Jose Benavidez Sr. is proud of the perseverance his son showed while battling back from that career-threatening injury.

“It was really hard for him to come back from the gunshot,” Jose Benavidez Sr. said. “You guys have no idea what we went through just to come back. I see that toughness. I see that heart. Boxing, it’s easy. All we had to go through to be here, it doesn’t even compare.”

If the taller Benavidez can conquer Crawford, both of Jose Sr.’s sons will be world champions at the same time. David Benavidez (20-0, 17 KOs) is the WBC’s super middleweight champion in recess because the 21-year-old is serving the WBC’s six-month suspension for testing positive in cocaine late in August.

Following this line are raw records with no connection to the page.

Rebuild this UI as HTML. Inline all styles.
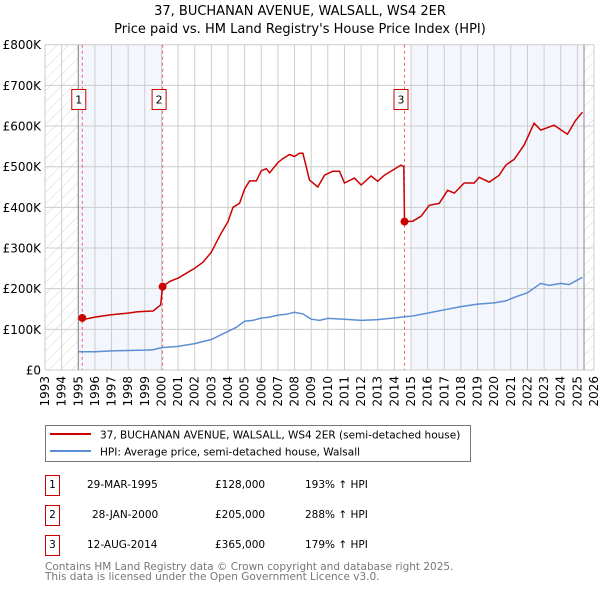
<!DOCTYPE html>
<html><head><meta charset="utf-8"><style>
body{margin:0;background:#fff;font-family:"DejaVu Sans","Liberation Sans",sans-serif;}
svg text{font-family:"DejaVu Sans","Liberation Sans",sans-serif;}
</style></head><body>
<svg id="chart" width="600" height="590" xmlns="http://www.w3.org/2000/svg">
<defs><pattern id="hatch" width="8" height="8" patternUnits="userSpaceOnUse" patternTransform="rotate(45)"><line x1="0" y1="0" x2="0" y2="8" stroke="#d8d8d8" stroke-width="1"/></pattern></defs>
<text x="300" y="15" text-anchor="middle" font-size="13">37, BUCHANAN AVENUE, WALSALL, WS4 2ER</text>
<text x="300" y="33" text-anchor="middle" font-size="13">Price paid vs. HM Land Registry's House Price Index (HPI)</text>
<g id="plot"></g>
<g>
<rect x="45.5" y="425.5" width="425" height="36" fill="#fff" stroke="#777"/>
<line x1="50" y1="434" x2="91" y2="434" stroke="#cc0000" stroke-width="2"/>
<text x="100" y="438.5" font-size="10.5">37, BUCHANAN AVENUE, WALSALL, WS4 2ER (semi-detached house)</text>
<line x1="50" y1="451" x2="91" y2="451" stroke="#5b8fd4" stroke-width="2"/>
<text x="100" y="455.5" font-size="10.5">HPI: Average price, semi-detached house, Walsall</text>
</g>
<g font-size="10.5">
<rect x="45.5" y="475.5" width="14" height="20" fill="#fff" stroke="#cc0000"/><text x="52.5" y="488" text-anchor="middle">1</text>
<text x="87" y="488">29-MAR-1995</text><text x="215" y="488">£128,000</text><text x="305" y="488">193% ↑ HPI</text>
<rect x="45.5" y="505.5" width="14" height="20" fill="#fff" stroke="#cc0000"/><text x="52.5" y="518" text-anchor="middle">2</text>
<text x="92" y="518">28-JAN-2000</text><text x="215" y="518">£205,000</text><text x="305" y="518">288% ↑ HPI</text>
<rect x="45.5" y="535.5" width="14" height="20" fill="#fff" stroke="#cc0000"/><text x="52.5" y="548" text-anchor="middle">3</text>
<text x="87" y="548">12-AUG-2014</text><text x="215" y="548">£365,000</text><text x="305" y="548">179% ↑ HPI</text>
</g>
<text x="45" y="570" font-size="10.5" fill="#777">Contains HM Land Registry data © Crown copyright and database right 2025.</text>
<text x="45" y="580" font-size="10.5" fill="#777">This data is licensed under the Open Government Licence v3.0.</text>
</svg>
<script>
const yTicks=[0,100,200,300,400,500,600,700,800];
const yTickLabels=["£0","£100K","£200K","£300K","£400K","£500K","£600K","£700K","£800K"];
const saleYears=[1995.24,2000.07,2014.61];
const saleValues=[128,205,365];
const saleLabels=["1","2","3"];
const redYears=[1995.24,1995.5,1996,1996.5,1997,1997.5,1998,1998.5,1999,1999.5,1999.95,2000.07,2000.5,2001,2001.5,2002,2002.5,2003,2003.5,2004,2004.3,2004.7,2005,2005.3,2005.7,2006,2006.3,2006.5,2007,2007.3,2007.7,2008.0,2008.3,2008.5,2008.9,2009.4,2009.8,2010.3,2010.7,2011,2011.6,2012,2012.6,2013,2013.4,2014,2014.4,2014.57,2014.61,2015.1,2015.6,2016.1,2016.7,2017.2,2017.6,2018.2,2018.8,2019.1,2019.7,2020.3,2020.7,2021.2,2021.8,2022.4,2022.8,2023.6,2024.4,2024.9,2025.3];
const redValues=[128,126,130,133,136,138,140,143,144,145,160,205,218,226,238,250,265,290,330,365,400,410,445,465,465,490,495,485,510,520,530,525,533,533,467,450,479,489,489,460,472,455,477,464,479,494,504,500,365,366,378,405,410,442,435,460,460,474,462,479,504,518,553,607,590,602,580,614,634];
const blueYears=[1995,1996,1997,1998,1999,1999.5,2000,2001,2002,2003,2003.5,2004,2004.5,2005,2005.5,2006,2006.5,2007,2007.5,2008,2008.5,2009,2009.5,2010,2011,2012,2013,2014,2014.6,2015,2016,2017,2018,2019,2020,2020.7,2021.3,2022,2022.8,2023.3,2024,2024.5,2025.3];
const blueValues=[45,45,47,48,49,50,55,58,65,75,85,95,105,120,122,128,130,135,137,142,138,125,122,127,125,122,124,128,131,132,140,148,156,162,165,170,180,190,213,208,213,210,228];
const x0=45,x1=594,y0=370,y1=44.7;
const X=yr=>x0+(yr-1993)/33*(x1-x0);
const Y=v=>y0-v/800*(y0-y1);
const NS="http://www.w3.org/2000/svg";
const plot=document.getElementById('plot');
function mk(tag,attrs,parent){const e=document.createElementNS(NS,tag);for(const k in attrs)e.setAttribute(k,attrs[k]);(parent||plot).appendChild(e);return e;}
let r;
r=mk('rect',{x:x0,y:y1,width:X(1995)-x0,height:y0-y1,fill:'url(#hatch)'});


r=mk('rect',{x:X(2025.4),y:y1,width:x1-X(2025.4),height:y0-y1,fill:'url(#hatch)'});


r=mk('rect',{x:X(1995),y:y1,width:X(2000.07)-X(1995),height:y0-y1,fill:'#f3f7fd'});


r=mk('rect',{x:X(2015),y:y1,width:X(2025.4)-X(2015),height:y0-y1,fill:'#f3f7fd'});


for(let yr=1993;yr<=2026;yr++){
 const l=mk('line',{x1:X(yr),x2:X(yr),y1:y1,y2:y0,stroke:'#ccc','stroke-width':1});
 
 
 const t=mk('text',{x:0,y:0,'font-size':12,'text-anchor':'end',transform:`translate(${X(yr)+4},376) rotate(-90)`});
 t.textContent=yr;
 
 
}
yTicks.forEach((v,i)=>{
 const l=mk('line',{x1:x0,x2:x1,y1:Y(v),y2:Y(v),stroke:'#ccc','stroke-width':1});
 
 
 const t=mk('text',{x:41,y:Y(v)+4.5,'font-size':12,'text-anchor':'end'});
 t.textContent=yTickLabels[i];
 
 
});
r=mk('line',{x1:X(1995),x2:X(1995),y1:y1,y2:y0,stroke:'#888','stroke-width':1});


r=mk('line',{x1:X(2025.4),x2:X(2025.4),y1:y1,y2:y0,stroke:'#888','stroke-width':1});


saleYears.forEach((yr,i)=>{
 const l=mk('line',{x1:X(yr),x2:X(yr),y1:y1,y2:y0,stroke:'#f06070','stroke-width':1,'stroke-dasharray':'3,3'});
 
 
});
const bp=blueYears.map((yr,i)=>X(yr).toFixed(1)+','+Y(blueValues[i]).toFixed(1)).join(' ');
r=mk('polyline',{points:bp,fill:'none',stroke:'#5b8fd4','stroke-width':1.5});


const rp=redYears.map((yr,i)=>X(yr).toFixed(1)+','+Y(redValues[i]).toFixed(1)).join(' ');
r=mk('polyline',{points:rp,fill:'none',stroke:'#cc0000','stroke-width':1.5});


saleYears.forEach((yr,i)=>{
 const c=mk('circle',{cx:X(yr),cy:Y(saleValues[i]),r:4,fill:'#cc0000'});
 
 
 const bx=mk('rect',{x:X(yr)-10.5,y:89.5,width:14,height:20,fill:'#fff',stroke:'#cc0000'});
 
 
 const t=mk('text',{x:X(yr)-3.5,y:103.5,'font-size':11,'text-anchor':'middle'});
 t.textContent=saleLabels[i];
 
 
});
</script>
</body></html>
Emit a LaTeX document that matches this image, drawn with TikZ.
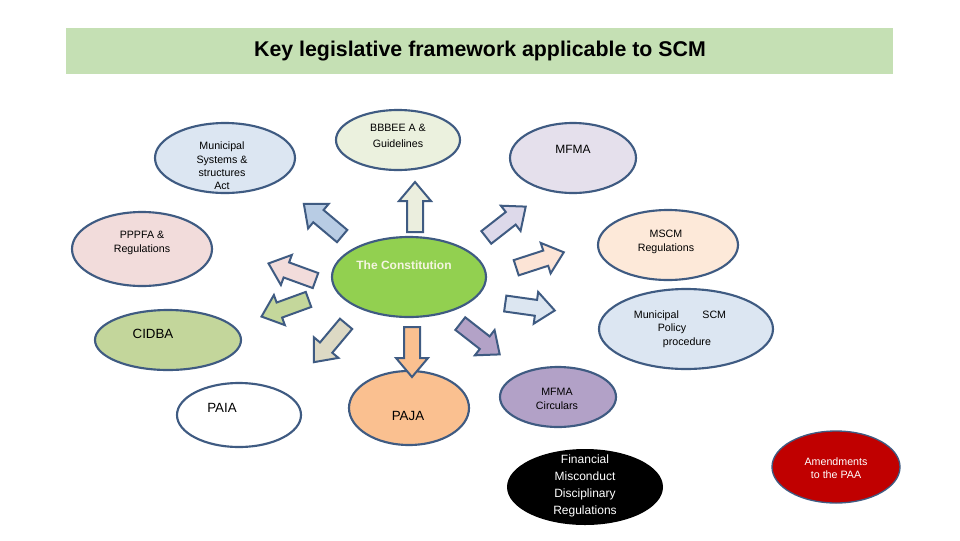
\documentclass[tikz,border=0pt]{standalone}
\usepackage{fontspec}
\setmainfont{Liberation Sans}
\usetikzlibrary{shapes.geometric}
\definecolor{edge}{HTML}{3F5B82}
\tikzset{
 ell/.style={ellipse,draw=edge,line width=1.6pt,inner sep=0pt},
 lbl/.style={font=\fontsize{8}{10}\selectfont,align=center,inner sep=0pt},
 big/.style={font=\fontsize{10}{12}\selectfont,inner sep=0pt},
 arr/.style={draw=edge,line width=1.5pt,line join=miter},
 sz/.style 2 args={minimum width=#1*0.75pt,minimum height=#2*0.75pt}
}
\newcommand\blockarrow[4]{% x y angle color
 \filldraw[arr,fill=#4,shift={(#1,#2)},rotate=#3]
 (-25,-8)--(6,-8)--(6,-16)--(25,0)--(6,16)--(6,8)--(-25,8)--cycle;}
\begin{document}
\begin{tikzpicture}[x=0.75pt,y=-0.75pt]
\useasboundingbox[fill=white] (0,0) rectangle (960,540);
\fill[fill={rgb,255:red,197;green,224;blue,180}] (66,28) rectangle (893,74);
\node[font=\bfseries\fontsize{16}{18}\selectfont] (title) at (480,51) {Key legislative framework applicable to SCM};

\node[ell,fill={rgb,255:red,220;green,230;blue,242},sz={140}{70}] (msa) at (225,158) {};
\node[ell,fill={rgb,255:red,235;green,241;blue,222},sz={124}{60}] (bbb) at (398,140) {};
\node[ell,fill={rgb,255:red,229;green,224;blue,236},sz={126}{70}] (mfma) at (573,158) {};
\node[ell,fill={rgb,255:red,242;green,220;blue,219},sz={140}{74}] (pppfa) at (142,249) {};
\node[ell,fill={rgb,255:red,253;green,233;blue,217},sz={140}{70}] (mscm) at (668,245) {};
\node[ell,fill={rgb,255:red,146;green,208;blue,80},sz={154}{80}] (con) at (409,277) {};
\node[ell,fill={rgb,255:red,220;green,230;blue,242},sz={174}{80}] (scm) at (686,329) {};
\node[ell,fill={rgb,255:red,195;green,214;blue,155},sz={146}{60}] (cidba) at (168,340) {};
\node[ell,fill=white,sz={124}{64}] (paia) at (239,415) {};
\node[ell,fill={rgb,255:red,250;green,192;blue,144},sz={120}{74}] (paja) at (409,408) {};
\node[ell,fill={rgb,255:red,178;green,161;blue,199},sz={116}{60}] (circ) at (558,397) {};
\node[ellipse,fill=black,sz={156}{76},inner sep=0pt] (fin) at (585,487) {};
\node[ellipse,draw=edge,line width=1pt,fill={rgb,255:red,192;green,0;blue,0},sz={128}{72},inner sep=0pt] (amd) at (836,467) {};

\node[lbl] (tmsa) at (222,166) {Municipal\\Systems \&\\ structures\\Act};
\node[lbl,align=center] (tbbb) at (398,136) {BBBEE A \&\\[2pt]Guidelines};
\node[lbl,font=\fontsize{9}{11}\selectfont] (tmfma) at (573,149) {MFMA};
\node[lbl] (tpppfa) at (142,243) {PPPFA \&\\Regulations};
\node[lbl] (tmscm) at (666,242) {MSCM\\Regulations};
\node[lbl,font=\bfseries\fontsize{9}{11}\selectfont,text={rgb,255:red,245;green,245;blue,225}] (tcon) at (404,265) {The Constitution};
\node[lbl] (tscm) at (680,329) {Municipal\hspace{2.2em}SCM\\Policy\hspace{1.5em}\mbox{}\\\hspace{1.3em}procedure};
\node[big] (tcidba) at (153,334) {CIDBA};
\node[big] (tpaia) at (222,408) {PAIA};
\node[big] (tpaja) at (408,416) {PAJA};
\node[lbl] (tcirc) at (557,399) {MFMA\\Circulars};
\node[lbl,text=white,font=\fontsize{9}{12.6}\selectfont] (tfin) at (585,486) {Financial\\Misconduct\\Disciplinary\\Regulations};
\node[lbl,text=white] (tamd) at (836,468) {Amendments\\to the PAA};

\blockarrow{415}{207}{90}{{rgb,255:red,235;green,238;blue,222}}
\blockarrow{323}{220}{140}{{rgb,255:red,184;green,204;blue,228}}
\blockarrow{506}{222}{38}{{rgb,255:red,221;green,217;blue,234}}
\blockarrow{292}{272}{160}{{rgb,255:red,242;green,220;blue,219}}
\blockarrow{540}{260}{18}{{rgb,255:red,252;green,228;blue,214}}
\blockarrow{285}{308}{200}{{rgb,255:red,196;green,215;blue,155}}
\blockarrow{530}{307}{-8}{{rgb,255:red,220;green,230;blue,241}}
\blockarrow{330}{343}{230}{{rgb,255:red,221;green,217;blue,196}}
\blockarrow{412}{352}{-90}{{rgb,255:red,250;green,192;blue,144}}
\blockarrow{480}{339}{-38}{{rgb,255:red,179;green,162;blue,199}}
\end{tikzpicture}
\end{document}
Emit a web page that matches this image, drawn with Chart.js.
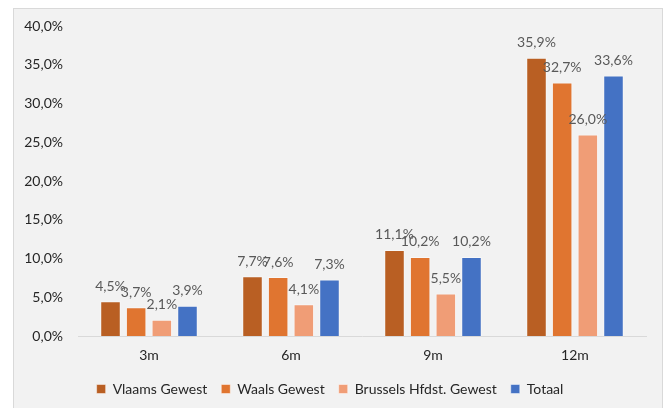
<!DOCTYPE html>
<html>
<head>
<meta charset="utf-8">
<script src="https://cdn.jsdelivr.net/npm/chart.js@4/dist/chart.umd.min.js"></script>
<style>
  html, body { margin: 0; padding: 0; background: #fff; overflow: hidden; }
  #frame {
    position: absolute; left: 13px; top: 8px;
    width: 648px; height: 402px;
    background: #f2f2f2; border: 1px solid #d9d9d9;
  }
  canvas { display: block; }
</style>
</head>
<body>
<div id="frame"><canvas id="chart" width="648" height="397"></canvas></div>
<script>
// categories + series (percent)
var periods = ['3m', '6m', '9m', '12m'];
var vlaams = [4.5, 7.7, 11.1, 35.9];
var waals = [3.7, 7.6, 10.2, 32.7];
var brussel = [2.1, 4.1, 5.5, 26.0];
var totaal = [3.9, 7.3, 10.2, 33.6];

var FONT = "Lato, 'Open Sans', sans-serif";
Chart.defaults.font.family = FONT;
Chart.defaults.font.size = 14;
Chart.defaults.color = '#262626';

function pct(v) {
    return v.toFixed(1).replace('.', ',') + '%';
}

// labels above the bars
var valueLabels = {
    id: 'valueLabels',
    afterDatasetsDraw: function (chart) {
        var ctx = chart.ctx;
        ctx.save();
        ctx.font = '14px ' + FONT;
        ctx.fillStyle = '#595959';
        ctx.textAlign = 'center';
        ctx.textBaseline = 'middle';
        chart.data.datasets.forEach(function (ds, i) {
            chart.getDatasetMeta(i).data.forEach(function (bar, j) {
                ctx.fillText(pct(ds.data[j]), bar.x, bar.y - 15);
            });
        });
        ctx.restore();
    }
};

function serie(label, values, color) {
    return {
        label: label,
        data: values,
        backgroundColor: color,
        borderColor: 'rgba(255,255,255,0.45)',
        borderWidth: 1,
        categoryPercentage: 0.723,
        barPercentage: 0.8
    };
}

var ctx = document.getElementById('chart').getContext('2d');
var chart = new Chart(ctx, {
    type: 'bar',
    data: {
        labels: periods,
        datasets: [
            serie('Vlaams Gewest', vlaams, '#b95f23'),
            serie('Waals Gewest', waals, '#e07530'),
            serie('Brussels Hfdst. Gewest', brussel, '#f09d76'),
            serie('Totaal', totaal, '#4472c4')
        ]
    },
    options: {
        responsive: false,
        animation: false,
        layout: { padding: { top: 17, right: 16, bottom: 0, left: 0 } },
        plugins: {
            tooltip: { enabled: false },
            legend: {
                position: 'bottom',
                labels: {
                    boxWidth: 9,
                    boxHeight: 9,
                    padding: 14,
                    color: '#262626',
                    font: { size: 14 }
                }
            }
        },
        scales: {
            x: {
                grid: { display: false, drawTicks: false },
                border: { display: true, color: '#d9d9d9', width: 1 },
                ticks: { padding: 11, color: '#262626' },
                afterFit: function (s) { s.height = 32; }
            },
            y: {
                min: 0,
                max: 40,
                grid: { display: false, drawTicks: false },
                border: { display: false },
                ticks: {
                    stepSize: 5,
                    padding: 15,
                    color: '#262626',
                    callback: function (v) { return pct(v); }
                },
                afterFit: function (s) {
                    s.width = 64;
                    s.paddingTop = 0;
                    s.paddingBottom = 0;
                }
            }
        }
    },
    plugins: [valueLabels]
});
</script>
</body>
</html>
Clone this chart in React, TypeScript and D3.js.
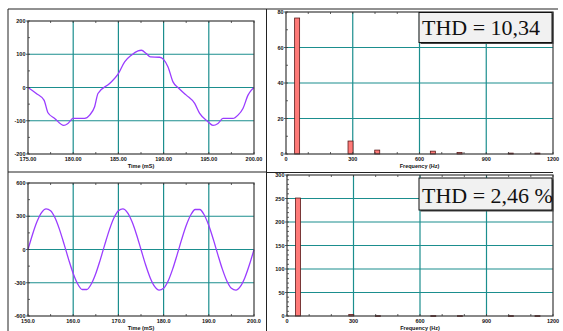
import React from "react";
import * as d3 from "d3";

// ---- data ----
const wave1Time = [175.0, 175.92, 176.77, 177.21, 177.95, 178.95, 179.42, 179.98, 181.27, 181.82, 182.37, 182.74, 184.03, 184.96, 185.69, 186.43, 187.17, 187.54, 188.09, 188.53, 189.56, 190.01, 190.49, 191.04, 191.59, 192.51, 193.44, 193.99, 194.91, 195.46, 196.02, 196.57, 197.68, 198.23, 198.78, 199.34, 199.71, 200.0];
const wave1Value = [0, -18, -38, -76, -93, -114, -108, -93, -93, -83, -58, -18, 12, 40, 77, 97, 110, 112, 102, 92, 91, 84, 62, 17, 0, -23, -48, -78, -103, -114, -108, -93, -93, -83, -63, -23, -8, 0];

const wave2Time = d3.range(150, 201, 1);
const wave2Value = [0, 136, 252, 333, 367, 350, 284, 177, 46, -91, -216, -311, -361, -361, -311, -216, -91, 46, 177, 284, 350, 367, 333, 252, 136, 0, -136, -252, -333, -367, -350, -284, -177, -46, 91, 216, 311, 361, 361, 311, 216, 91, -46, -177, -284, -350, -367, -333, -252, -136, 0];

const harmFreq = [50, 290, 410, 660, 780, 1010, 1130];
const spec1Value = [76.6, 7.3, 2.2, 1.6, 0.8, 0.5, 0.5];
const spec2Value = [251, 3, 0.8, 0.8, 0.8, 0.8, 0.8];

const timeTicks1 = [175, 180, 185, 190, 195, 200];
const timeTicks2 = [150, 160, 170, 180, 190, 200];
const ampTicks1 = [-200, -100, 0, 100, 200];
const ampTicks2 = [-600, -300, 0, 300, 600];
const freqTicks = [0, 300, 600, 900, 1200];
const specTicks1 = [0, 20, 40, 60, 80];
const specTicks2 = [0, 50, 100, 150, 200, 250, 300];

const thd1 = "THD = 10,34";
const thd2 = "THD = 2,46 %";

const GRID = "#1b8e8e";
const FRAME = "#3a3a3a";
const LBL = { fontFamily: "'Liberation Sans Narrow', 'Liberation Sans', Arial, sans-serif", fontSize: 5.5, fontWeight: 700 as const, fill: "#111" };

type PanelProps = {
  x0: number; x1: number; y0: number; y1: number;
  xDomain: [number, number]; yDomain: [number, number];
  xTicks: number[]; yTicks: number[];
  xMinor: number; yMinor: number;
  xFmt: (v: number) => string;
  title: string;
  children: (x: d3.ScaleLinear<number, number>, y: d3.ScaleLinear<number, number>) => React.ReactNode;
};

function Panel(p: PanelProps) {
  const x = d3.scaleLinear().domain(p.xDomain).range([p.x0, p.x1]);
  const y = d3.scaleLinear().domain(p.yDomain).range([p.y1, p.y0]);
  const xm = d3.range(p.xDomain[0], p.xDomain[1] + 1e-9, p.xMinor);
  const ym = d3.range(p.yDomain[0], p.yDomain[1] + 1e-9, p.yMinor);
  return (
    <g>
      {p.xTicks.slice(1, -1).map((t) => (
        <line key={"gx" + t} x1={x(t)} x2={x(t)} y1={p.y0} y2={p.y1} stroke={GRID} strokeWidth={1.2} />
      ))}
      {p.yTicks.slice(1, -1).map((t) => (
        <line key={"gy" + t} x1={p.x0} x2={p.x1} y1={y(t)} y2={y(t)} stroke={GRID} strokeWidth={1.2} />
      ))}
      {p.children(x, y)}
      {xm.map((t) => (
        <g key={"mx" + t}>
          <line x1={x(t)} x2={x(t)} y1={p.y1} y2={p.y1 - 2} stroke={FRAME} strokeWidth={0.8} />
          <line x1={x(t)} x2={x(t)} y1={p.y0} y2={p.y0 + 2} stroke={FRAME} strokeWidth={0.8} />
        </g>
      ))}
      {ym.map((t) => (
        <line key={"my" + t} x1={p.x0} x2={p.x0 + 2} y1={y(t)} y2={y(t)} stroke={FRAME} strokeWidth={0.8} />
      ))}
      <rect x={p.x0} y={p.y0} width={p.x1 - p.x0} height={p.y1 - p.y0} fill="none" stroke={FRAME} strokeWidth={1.2} />
      {p.yTicks.map((t) => (
        <g key={"ly" + t}>
          <line x1={p.x0 - 2} x2={p.x0} y1={y(t)} y2={y(t)} stroke={FRAME} strokeWidth={0.8} />
          <text x={p.x0 - 2.5} y={y(t) + 2} textAnchor="end" {...LBL}>{t}</text>
        </g>
      ))}
      {p.xTicks.map((t) => (
        <text key={"lx" + t} x={x(t)} y={p.y1 + 6.5} textAnchor="middle" {...LBL}>{p.xFmt(t)}</text>
      ))}
      <text x={(p.x0 + p.x1) / 2} y={p.y1 + 13.5} textAnchor="middle" {...LBL}>{p.title}</text>
    </g>
  );
}

function Waveform(times: number[], values: number[]) {
  return (x: d3.ScaleLinear<number, number>, y: d3.ScaleLinear<number, number>) => {
    const line = d3.line<number>().x((_, i) => x(times[i])).y((v) => y(v)).curve(d3.curveMonotoneX);
    return <path d={line(values) || ""} fill="none" stroke="#9a3cff" strokeWidth={1.3} />;
  };
}

function Bars(freqs: number[], values: number[]) {
  return (x: d3.ScaleLinear<number, number>, y: d3.ScaleLinear<number, number>) => (
    <g>
      {freqs.map((f, i) => (
        <rect key={f} x={x(f) - 2.5} y={y(values[i])} width={5} height={Math.max(0.8, y(0) - y(values[i]))}
          fill="#ff7a78" stroke="#5a1a1a" strokeWidth={0.8} />
      ))}
    </g>
  );
}

function ThdBox({ x, y, w, h, text }: { x: number; y: number; w: number; h: number; text: string }) {
  return (
    <g>
      <rect x={x + 1.5} y={y + 1.5} width={w} height={h} fill="#444" />
      <rect x={x} y={y} width={w} height={h} fill="#f1f1f1" stroke="#111" strokeWidth={1} />
      <text x={x + 3} y={y + h - 7.5} fontFamily="'Liberation Serif', 'Times New Roman', serif" fontSize={22} fill="#111">{text}</text>
    </g>
  );
}

export default function App() {
  const f2 = (v: number) => v.toFixed(2);
  const f1 = (v: number) => v.toFixed(1);
  const f0 = (v: number) => String(v);
  return (
    <div style={{ position: "absolute", left: 0, top: 0 }}>
      <svg width={563} height={331} style={{ display: "block", background: "#fff" }}>
        {/* frame lines */}
        <line x1={8} x2={558} y1={9} y2={9} stroke="#222" strokeWidth={1} />
        <line x1={8} x2={8} y1={9} y2={331} stroke="#222" strokeWidth={1} />
        <line x1={266.5} x2={266.5} y1={9} y2={331} stroke="#222" strokeWidth={1} />
        <line x1={8} x2={266.5} y1={172} y2={172} stroke="#222" strokeWidth={1} />
        <line x1={266.5} x2={553} y1={172.5} y2={172.5} stroke="#222" strokeWidth={1} />

        <Panel x0={28} x1={254} y0={21} y1={154} xDomain={[175, 200]} yDomain={[-200, 200]}
          xTicks={timeTicks1} yTicks={ampTicks1} xMinor={2.5} yMinor={50} xFmt={f2} title="Time (mS)">
          {Waveform(wave1Time, wave1Value)}
        </Panel>
        <Panel x0={286} x1={553} y0={12} y1={154} xDomain={[0, 1200]} yDomain={[0, 80]}
          xTicks={freqTicks} yTicks={specTicks1} xMinor={100} yMinor={10} xFmt={f0} title="Frequency (Hz)">
          {Bars(harmFreq, spec1Value)}
        </Panel>
        <Panel x0={28} x1={254} y0={183} y1={316} xDomain={[150, 200]} yDomain={[-600, 600]}
          xTicks={timeTicks2} yTicks={ampTicks2} xMinor={5} yMinor={150} xFmt={f1} title="Time (mS)">
          {Waveform(wave2Time, wave2Value)}
        </Panel>
        <Panel x0={287} x1={553} y0={175} y1={316} xDomain={[0, 1200]} yDomain={[0, 300]}
          xTicks={freqTicks} yTicks={specTicks2} xMinor={100} yMinor={10} xFmt={f0} title="Frequency (Hz)">
          {Bars(harmFreq, spec2Value)}
        </Panel>

        <ThdBox x={419} y={12.5} w={133} h={30} text={thd1} />
        <ThdBox x={419} y={178} w={133} h={32} text={thd2} />
      </svg>
    </div>
  );
}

David Benavidez’s suspension didn’t prevent him from helping his older brother prepare for his showdown with Crawford. They estimated that David Benavidez weighed 190 pounds when they sparred, about 35 more than Jose Benavidez Jr.

“If I’m working with my brother and my brother’s the best in the world at 68, you think I’m scared of Crawford?,” Jose Benavidez Jr. asked. “You think Crawford’s gonna do anything to me? It’s like he’s gonna have pillows on his hands.”

When Benavidez put his head on his own pillow the night before he and Crawford will weigh in Friday afternoon, he felt everything he has enduring during the past two years was well worthwhile.

“I feel like it made me a better person,” Jose Benavidez Jr. said. “And hey, it made my story a lot better, too.”